Feature Flighting and the QoS
The fast continuous integration and deployment cycles adopted by the majority of the software organizations mean greater code churn - new features are being released and old features are being deprecated on a regular basis. Although there are usually multiple testing environments where engineers could run and test their code, they often cannot match the scale (# of users, requests, etc.) of the production environment. As a result, the true test of the new software occurs only when it is run in the production environment.
So, we need a mechanism to test new code and features in the production environment without impacting the user experience. We could first segment the users according to some criteria such as geolocation, type, etc. Once divided, we could choose one or more of those user segments to use the new app and test all functionalities of the new feature or app in the production environment. This mechanism is called feature flighting. A more complete discussion on feature flighting can be found here.
The implementation could be following.
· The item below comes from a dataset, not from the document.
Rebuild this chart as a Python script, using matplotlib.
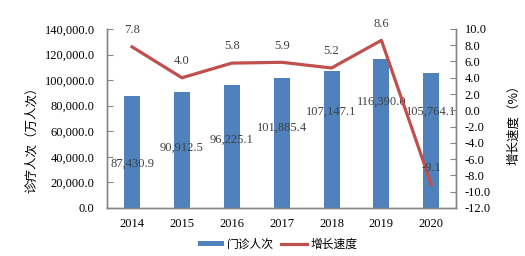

When flighting an API, we could add logic that checks the context (location id in this example) and then routes the code to legacy or new function according to that context.
Feature flighting Example
from fastapi import HTTPException
location_whitelist = ['x','y']
@app.get("/items/{location_id}")
def read_item(location_id: int):
if location_id in location_whitelist:
return new_read_item()
else:
return legacy_read_item()
def legacy_read_item():
pass
def new_read_item():
pass
The following feature tools are popular choices for flighting features in the production environment.
Best Practices to Avoid Incidents
Your feature flighting logic should use a whitelisting approach and route the code to the new feature if the context or the user is in the whitelist.
The default/legacy code path should continue to work if the flight check fails
Always create tasks to remove the added flighting logic when all users have been migrated to the new feature and the testing is complete
Use case: Food Delivery App Migration using Geospatial Feature Flighting
In 2022, I was leading the engineering team of a tech startup in Bangladesh. One of the services offered by this startup was app-based food delivery services to ~ 10M customers in the city of Dhaka, Bangladesh. Customers would order food through its app and the delivery drivers would get the order, pickup the food from the restaurant and deliver it to the delivery address listed on the order for a fee. After rewriting the legacy food app, the management team of the startup wanted to migrate the users from the old app to the new app while maintaining a high QoS and avoiding service interruptions. The issue was, the refactored architecture, code, and storage systems of this food app could not be tested for a large scale user base and had the risk of encountering service disruptions and outages.
Problem
How can we choose a smaller set of users and delivery person to use our new version of the food delivery app so that the impact from any bugs remain isolated to that small set of users (w/o impacting the rest of the users). As the newly designed service gets stabilized, we would like to gradually onboard all users to the new app.
Solution: Strangler Pattern and Geographical Zones
The novel solution was to divide all users of the Dhaka city into several smaller subgroups based on their geographical locations (latitude, longitude): Uttara, Mirpur, etc. Then we could choose one or more of those smaller zones and onboard them to the new app one zone at a time. This gradual migration will allow us to test and stabilize the new app while avoiding any major service outages.
The solution steps were as follows:
Continue running the legacy and the new app side by side in the production environment
Required us to onboard the support and delivery personnel to ensure they can use the new and legacy backend dashboards
Design a geolocation webservice to map a user’s geolocation to one of the geographical zones
Use feature flighting to route all network traffic from the user app (order, payment, etc.) to either the legacy app or the new app based on a user’s geographical zone
Use strangler pattern to gradually transition the geographical zones from the legacy system to the new system
When all users’ zones have been migrated to the new services, sunset the legacy services
End Result
Using the geographical feature flighting, our engineering team successfully migrated the users one zone at a time and stabilized the new app without any service outages.